Austria were there for taking – Coleman
SEAMUS Coleman's weary expression spoke volumes for the atmosphere in the Irish dressing-room after the late horror-show that saw Austria escape with a point from last night's Aviva Stadium clash.
Everton's Coleman and his defensive colleagues had coped well with a late wave of Austrian attacks only to see David Alaba's devastating strike deflate the Irish hopes.
"It's very disappointing. We tried to hold out and get all three points, but we were killed by a sucker-punch at the end," said Coleman.
"Austria probably were there for the taking. Their 'keeper made a great save from a corner. It's a bitter feeling at the minute, it's very hard to take, but we've got to move on."
Coleman (right) wasn't in analysis mode as to what exactly went wrong to allow Austria to equalise.
He added: "I don't know. It's just one of those things. It was a good strike from the edge of the box and I think it took a deflection.
"They were piling on a bit of pressure and maybe it was destined to come, but it was disappointing for us. I thought we had done enough to win.
"We did all right on the night and we thought we were going to finish off with three points but we didn't.
"It's heartbreaking, but that's football unfortunately."
Conor Sammon echoed Coleman's sentiments, but hailed strike partner Shane Long as "brilliant."
"Having played with him in the Poland game I was really looking forward to playing with him," said Sammon.
"We spoke beforehand about me trying to win the flick-ons for Shane to get in behind me, because he has so much pace and he did really well to win that penalty.
"He was very unlucky with that chance that came off the post. On another night that goes in or comes back out for a tap-in."
Giovanni Trapattoni substituted Long, saying he was tired, and Sammon didn't question the manager's decision.

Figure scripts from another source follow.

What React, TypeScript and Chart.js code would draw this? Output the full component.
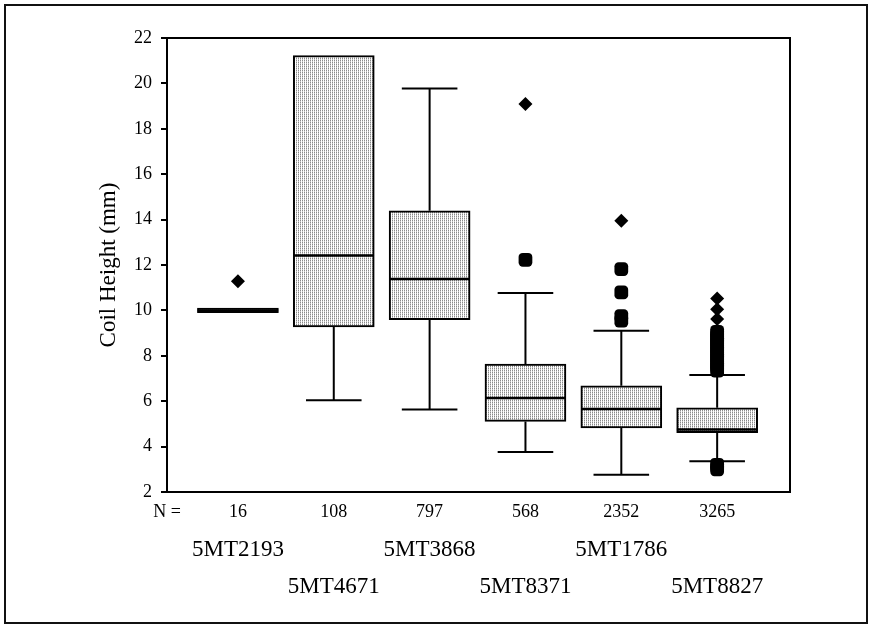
import React, { useEffect, useRef } from 'react';
import { Chart, registerables } from 'chart.js';

Chart.register(...registerables);

// ---- data ----
const categories = ['5MT2193', '5MT4671', '5MT3868', '5MT8371', '5MT1786', '5MT8827'];
const counts = ['16', '108', '797', '568', '2352', '3265'];
const q1 = [9.9, 9.27, 9.59, 5.11, 4.82, 4.61];
const medians = [10.0, 12.42, 11.38, 6.14, 5.66, 4.75];
const q3 = [10.1, 21.23, 14.39, 7.64, 6.68, 5.71];
const whiskerLow: (number | null)[] = [null, 6.04, 5.63, 3.76, 2.76, 3.36];
const whiskerHigh: (number | null)[] = [null, null, 19.77, 10.77, 9.1, 7.15];
const extremes: number[][] = [[11.28], [], [], [19.09], [13.95], [10.52, 10.05, 9.62]];
const outliers: number[][] = [
  [],
  [],
  [],
  [12.23],
  [11.82, 10.79, 9.75, 9.55],
  [
    9.05, 8.95, 8.85, 8.75, 8.65, 8.55, 8.45, 8.35, 8.25, 8.15, 8.05, 7.95, 7.85, 7.75, 7.65, 7.55,
    7.45, 7.35, 3.2, 3.1, 3.0,
  ],
];
const yAxisTitle = 'Coil Height (mm)';
const nLabel = 'N =';

// axis / style settings
const X_MIN = 0.26;
const X_MAX = 6.76;
const Y_MIN = 2;
const Y_MAX = 22;
const Y_STEP = 2;
const BOX_HALF = 0.42;
const CAP_HALF = 0.29;
const FONT = "'Liberation Serif', 'Times New Roman', Times, serif";

export default function App() {
  const ref = useRef<HTMLCanvasElement | null>(null);

  useEffect(() => {
    const canvas = ref.current;
    if (!canvas) return;
    const ctx = canvas.getContext('2d');
    if (!ctx) return;

    // stippled grey fill like the printed boxes
    const pc = document.createElement('canvas');
    pc.width = 2;
    pc.height = 2;
    const pctx = pc.getContext('2d')!;
    pctx.fillStyle = '#ffffff';
    pctx.fillRect(0, 0, 2, 2);
    pctx.fillStyle = '#8a8a8a';
    pctx.fillRect(0, 0, 1, 1);
    pctx.fillStyle = '#c8c8c8';
    pctx.fillRect(0, 1, 1, 1);
    const pattern = ctx.createPattern(pc, 'repeat') || '#d8d8d8';

    const pos = categories.map((_, i) => i + 1);

    const boxData = pos.map((x, i) => ({ x, y: [q1[i], q3[i]] }));

    const medianData: any[] = [];
    pos.forEach((x, i) => {
      medianData.push({ x: x - BOX_HALF, y: medians[i] });
      medianData.push({ x: x + BOX_HALF, y: medians[i] });
      medianData.push({ x, y: null });
    });

    const whiskerData: any[] = [];
    pos.forEach((x, i) => {
      const lo = whiskerLow[i];
      const hi = whiskerHigh[i];
      if (lo !== null) {
        whiskerData.push({ x, y: q1[i] }, { x, y: lo }, { x, y: null });
        whiskerData.push({ x: x - CAP_HALF, y: lo }, { x: x + CAP_HALF, y: lo }, { x, y: null });
      }
      if (hi !== null) {
        whiskerData.push({ x, y: q3[i] }, { x, y: hi }, { x, y: null });
        whiskerData.push({ x: x - CAP_HALF, y: hi }, { x: x + CAP_HALF, y: hi }, { x, y: null });
      }
    });

    const extremeData = pos.flatMap((x, i) => extremes[i].map((y) => ({ x, y })));
    const outlierData = pos.flatMap((x, i) => outliers[i].map((y) => ({ x, y })));

    const plotFrame = {
      id: 'plotFrame',
      afterDatasetsDraw(chart: any) {
        const { ctx: c, chartArea: a } = chart;
        c.save();
        c.strokeStyle = '#000';
        c.lineWidth = 2;
        c.strokeRect(a.left, a.top, a.right - a.left, a.bottom - a.top);
        c.restore();
      },
    };

    const chart = new Chart(canvas, {
      type: 'bar',
      data: {
        datasets: [
          {
            type: 'line',
            label: 'extremes',
            data: extremeData,
            showLine: false,
            pointStyle: 'rectRot',
            pointRadius: 7,
            pointHoverRadius: 7,
            pointBackgroundColor: '#000',
            pointBorderColor: '#000',
            pointBorderWidth: 0,
            xAxisID: 'x',
            yAxisID: 'y',
            order: 0,
          } as any,
          {
            type: 'line',
            label: 'outliers',
            data: outlierData,
            showLine: false,
            pointStyle: 'rectRounded',
            pointRadius: 8,
            pointHoverRadius: 8,
            pointBackgroundColor: '#000',
            pointBorderColor: '#000',
            pointBorderWidth: 0,
            xAxisID: 'x',
            yAxisID: 'y',
            order: 0,
          } as any,
          {
            type: 'line',
            label: 'median',
            data: medianData,
            borderColor: '#000',
            borderWidth: 2.5,
            pointRadius: 0,
            pointHoverRadius: 0,
            spanGaps: false,
            fill: false,
            xAxisID: 'x',
            yAxisID: 'y',
            order: 1,
          } as any,
          {
            type: 'line',
            label: 'whiskers',
            data: whiskerData,
            borderColor: '#000',
            borderWidth: 2,
            pointRadius: 0,
            pointHoverRadius: 0,
            spanGaps: false,
            fill: false,
            xAxisID: 'x',
            yAxisID: 'y',
            order: 2,
          } as any,
          {
            type: 'bar',
            label: 'IQR',
            data: boxData,
            backgroundColor: pattern,
            borderColor: '#000',
            borderWidth: 2,
            borderSkipped: false,
            barThickness: 81,
            xAxisID: 'x',
            yAxisID: 'y',
            order: 3,
          } as any,
        ],
      },
      options: {
        responsive: false,
        animation: false,
        events: [],
        layout: { padding: { left: 0, top: 38, right: 80, bottom: 6 } },
        plugins: {
          legend: { display: false },
          tooltip: { enabled: false },
        },
        scales: {
          x: {
            type: 'linear',
            position: 'bottom',
            min: X_MIN,
            max: X_MAX,
            offset: false,
            weight: 0,
            grid: { display: false, drawTicks: false },
            border: { display: false },
            afterBuildTicks: (s: any) => {
              s.ticks = [{ value: X_MIN }, ...pos.map((v) => ({ value: v }))];
            },
            ticks: {
              autoSkip: false,
              maxRotation: 0,
              minRotation: 0,
              padding: 9,
              color: '#000',
              font: { family: FONT, size: 18 },
              callback: (_v: any, index: number) => (index === 0 ? nLabel : counts[index - 1]),
            },
            afterFit: (s: any) => {
              s.height = 30;
            },
          } as any,
          x2: {
            type: 'linear',
            axis: 'x',
            position: 'bottom',
            min: X_MIN,
            max: X_MAX,
            offset: false,
            weight: 1,
            grid: { display: false, drawTicks: false },
            border: { display: false },
            afterBuildTicks: (s: any) => {
              s.ticks = pos.map((v) => ({ value: v }));
            },
            ticks: {
              autoSkip: false,
              maxRotation: 0,
              minRotation: 0,
              padding: 9.6,
              color: '#000',
              font: { family: FONT, size: 23, lineHeight: 1.6 },
              callback: (_v: any, index: number) =>
                index % 2 === 0 ? [categories[index], ''] : ['', categories[index]],
            },
            afterFit: (s: any) => {
              s.height = 100;
            },
          } as any,
          y: {
            type: 'linear',
            position: 'left',
            min: Y_MIN,
            max: Y_MAX,
            ticks: {
              stepSize: Y_STEP,
              padding: 9,
              color: '#000',
              font: { family: FONT, size: 18 },
            },
            grid: {
              display: true,
              drawOnChartArea: false,
              drawTicks: true,
              tickLength: 6,
              color: '#000',
              lineWidth: 2,
            },
            border: { display: false },
            title: {
              display: true,
              text: yAxisTitle,
              color: '#000',
              font: { family: FONT, size: 23 },
              padding: { top: 95, bottom: 0 },
            },
            afterFit: (s: any) => {
              s.width = 167;
            },
          } as any,
        },
      } as any,
      plugins: [plotFrame],
    });

    return () => chart.destroy();
  }, []);

  return (
    <div style={{ position: 'fixed', left: 0, top: 0, width: 870, height: 628, background: '#fff' }}>
      <canvas
        ref={ref}
        width={870}
        height={628}
        style={{ position: 'absolute', left: 0, top: 0, width: 870, height: 628 }}
      />
      <div
        style={{
          position: 'absolute',
          left: 4,
          top: 4,
          width: 864,
          height: 620,
          border: '2px solid #111',
          boxSizing: 'border-box',
          pointerEvents: 'none',
        }}
      />
    </div>
  );
}
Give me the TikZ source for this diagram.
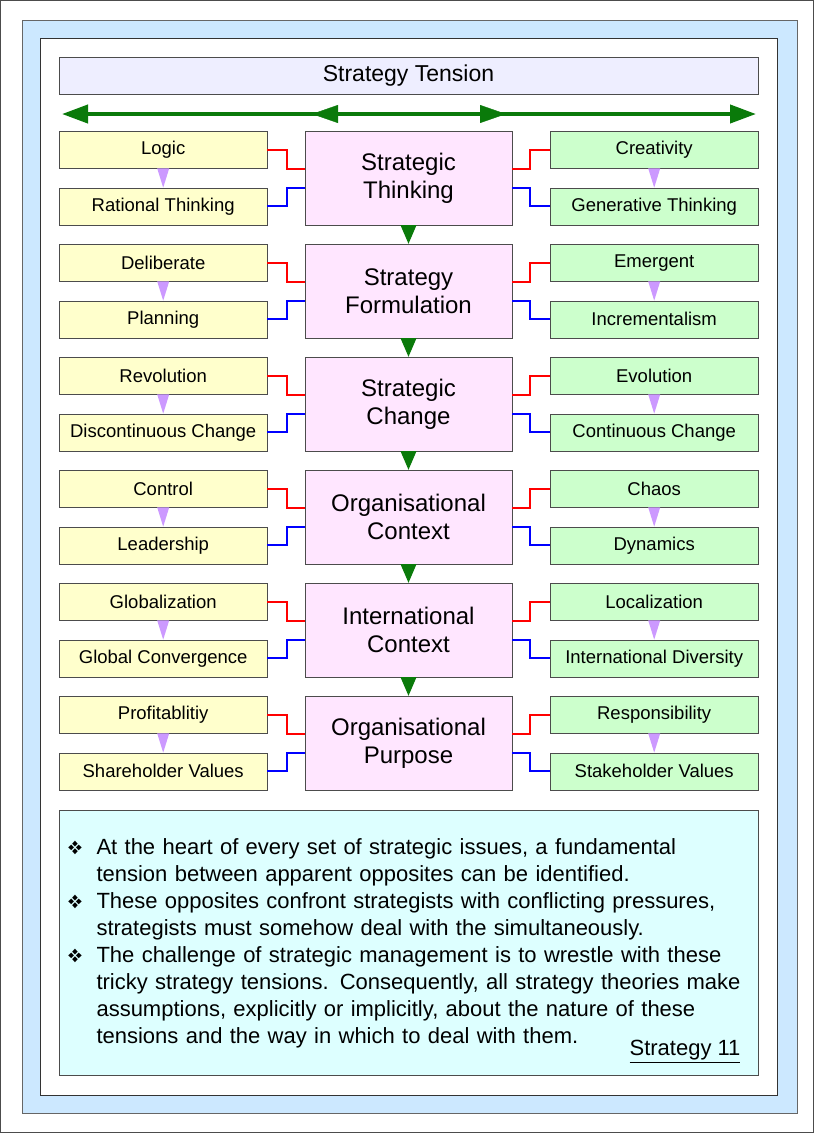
\documentclass[tikz,border=0pt]{standalone}
\usepackage{fontspec}
\setmainfont{Liberation Sans}
\usepackage{pifont}
\usetikzlibrary{arrows.meta}
\definecolor{lav}{HTML}{EEEEFF}
\definecolor{yel}{HTML}{FFFFCC}
\definecolor{grn}{HTML}{CCFFCC}
\definecolor{pnk}{HTML}{FFE6FF}
\definecolor{cyn}{HTML}{DDFFFF}
\definecolor{sky}{HTML}{CCE8FF}
\definecolor{dgreen}{HTML}{0A7A0A}
\definecolor{tri}{HTML}{CC99FF}
\tikzset{
  box/.style={draw=black!70, minimum width=208pt, minimum height=37pt, inner sep=0pt,
    font=\fontsize{18.5}{20}\selectfont},
  mid/.style={draw=black!70, fill=pnk, minimum width=207pt, minimum height=94pt, inner sep=0pt,
    align=center, font=\fontsize{24}{28}\selectfont},
  link/.style={line width=2pt},
}
\newcommand\bul{\makebox[29pt][l]{\fontsize{19}{19}\selectfont\ding{118}}}
\begin{document}
\begin{tikzpicture}[x=1pt, y=-1pt]
\useasboundingbox (0,0) rectangle (814,1133);
\draw[black!70, fill=white] (0.5,0.5) rectangle (813.5,1132.5);
\draw[black!60, fill=sky] (22,20) rectangle (797,1113);
\draw[black!80, fill=white] (40,38) rectangle (777,1095);
\node[draw=black!70, fill=lav, minimum width=699pt, minimum height=37pt,
  font=\fontsize{23}{26}\selectfont] (title) at (408.5,75.5) {Strategy Tension};

% the big tension arrow
\coordinate (aL) at (62,114);
\coordinate (aR) at (756,114);
\coordinate (aM) at (420,114);
\draw[dgreen, line width=4pt, -{Triangle[length=26pt,width=18pt]}] (aM) -- (aL);
\draw[dgreen, line width=4pt, -{Triangle[length=26pt,width=18pt]}] (aM) -- (aR);
\draw[dgreen, -{Triangle[length=26pt,width=18pt]}] (aM) -- (312,114);
\draw[dgreen, -{Triangle[length=26pt,width=18pt]}] (aM) -- (506,114);

\foreach \i/\ml/\la/\lb/\ra/\rb in {
  1/Strategic\\Thinking/Logic/Rational Thinking/Creativity/Generative Thinking,
  2/Strategy\\Formulation/Deliberate/Planning/Emergent/Incrementalism,
  3/Strategic\\Change/Revolution/Discontinuous Change/Evolution/Continuous Change,
  4/Organisational\\Context/Control/Leadership/Chaos/Dynamics,
  5/International\\Context/Globalization/Global Convergence/Localization/International Diversity,
  6/Organisational\\Purpose/Profitablitiy/Shareholder Values/Responsibility/Stakeholder Values}{
  \pgfmathsetmacro{\y}{178+113*(\i-1)}
  \node[mid] (c\i) at (408.5,\y) {\ml};
  \node[box, fill=yel, anchor=north west] (la\i) at (59,\y-47) {\la};
  \node[box, fill=yel, anchor=south west] (lb\i) at (59,\y+47) {\lb};
  \node[box, fill=grn, anchor=north west] (ra\i) at (550,\y-47) {\ra};
  \node[box, fill=grn, anchor=south west] (rb\i) at (550,\y+47) {\rb};
  \draw[link, red] (la\i.east) -- ++(20,0) |- ([yshift=9.5]c\i.west);
  \draw[link, red] (ra\i.west) -- ++(-20,0) |- ([yshift=9.5]c\i.east);
  \draw[link, blue] (lb\i.east) -- ++(20,0) |- ([yshift=-9.5]c\i.west);
  \draw[link, blue] (rb\i.west) -- ++(-20,0) |- ([yshift=-9.5]c\i.east);
  \fill[tri] ([xshift=-6]la\i.south) -- ([xshift=6]la\i.south) -- (lb\i.north) -- cycle;
  \fill[tri] ([xshift=-6]ra\i.south) -- ([xshift=6]ra\i.south) -- (rb\i.north) -- cycle;
}
\foreach \i [evaluate=\i as \j using int(\i+1)] in {1,...,5}
  \fill[dgreen] ([xshift=-8]c\i.south) -- ([xshift=8]c\i.south) -- (c\j.north) -- cycle;

\node[draw=black!70, fill=cyn, minimum width=699pt, minimum height=265pt] (note) at (408.5,942.5) {};
\node[anchor=north west, text width=690pt, font=\fontsize{22}{27}\selectfont, align=left]
  (txt) at (64,835) {%
  \bul At the heart of every set of strategic issues, a fundamental\\
  \hspace*{29pt}tension between apparent opposites can be identified.\\
  \bul These opposites confront strategists with conflicting pressures,\\
  \hspace*{29pt}strategists must somehow deal with the simultaneously.\\
  \bul The challenge of strategic management is to wrestle with these\\
  \hspace*{29pt}tricky strategy tensions. Consequently, all strategy theories make\\
  \hspace*{29pt}assumptions, explicitly or implicitly, about the nature of these\\
  \hspace*{29pt}tensions and the way in which to deal with them.};
\node[anchor=south east, font=\fontsize{22}{24}\selectfont] (tag) at (744,1066) {\underline{Strategy 11}};
\end{tikzpicture}
\end{document}
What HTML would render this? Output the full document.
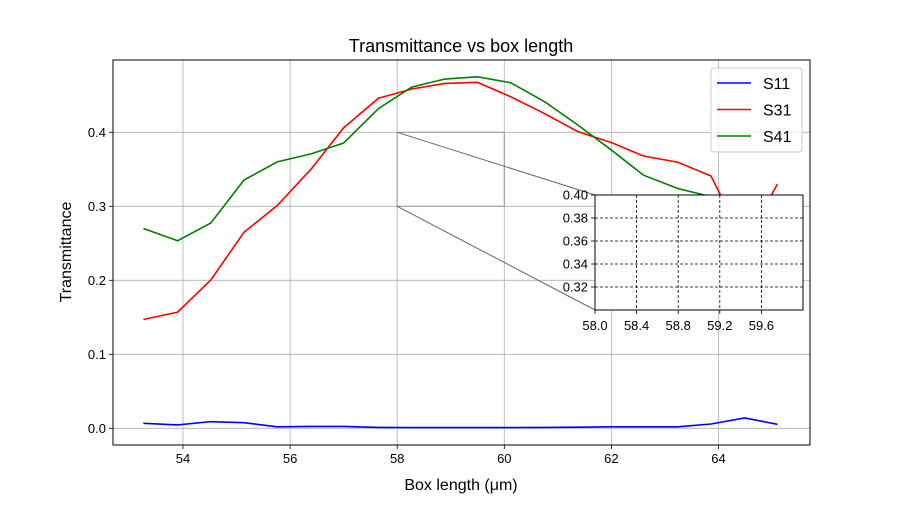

"I've no idea why he (Shane) came off," said Sammon.
For his part, Long described the result as "fairly devastating."
"It would have been a big three points for us, but we can't let it get us down too much. We are disappointed, but we will have to push on and get over it," said Long.
"After we got the second, I thought we would go on and get a third and kick on."
Long accepted that Ireland had tried to shut up shop, and that it ended up costing them.
"I suppose it's a natural thing to do with 20 minutes to go to drop off and try to hold on to your lead," he said.
"It's a bit of a sucker-punch for us. When it's in your hands, you need to make sure you hold on to it."
Ireland's goalscorer Jonathan Walters was frank in his assessment of the game and admitted that Trapattoni's side now must beat Sweden at home and Austria away to qualify for next year's World Cup.
And he believes some more street smarts could have aided Ireland's cause.
"Maybe a sub in the last minute would have killed the game off, but it's all ifs and buts at the end of the day, we came away with one point and not three and it's not good enough," he said.
The late goal robbed Ireland of two crucial points, but also undid the good work that the squad have built in recent days, according to the 29-year-old.
"It does, yeah, there are a lot of players who haven't had a lot of games who've come into the squad and some good performances, especially in Sweden where we defended really well," he said
"They are the fine lines in football, that last-minute goal, and if it hadn't happened it would have been all cheers now."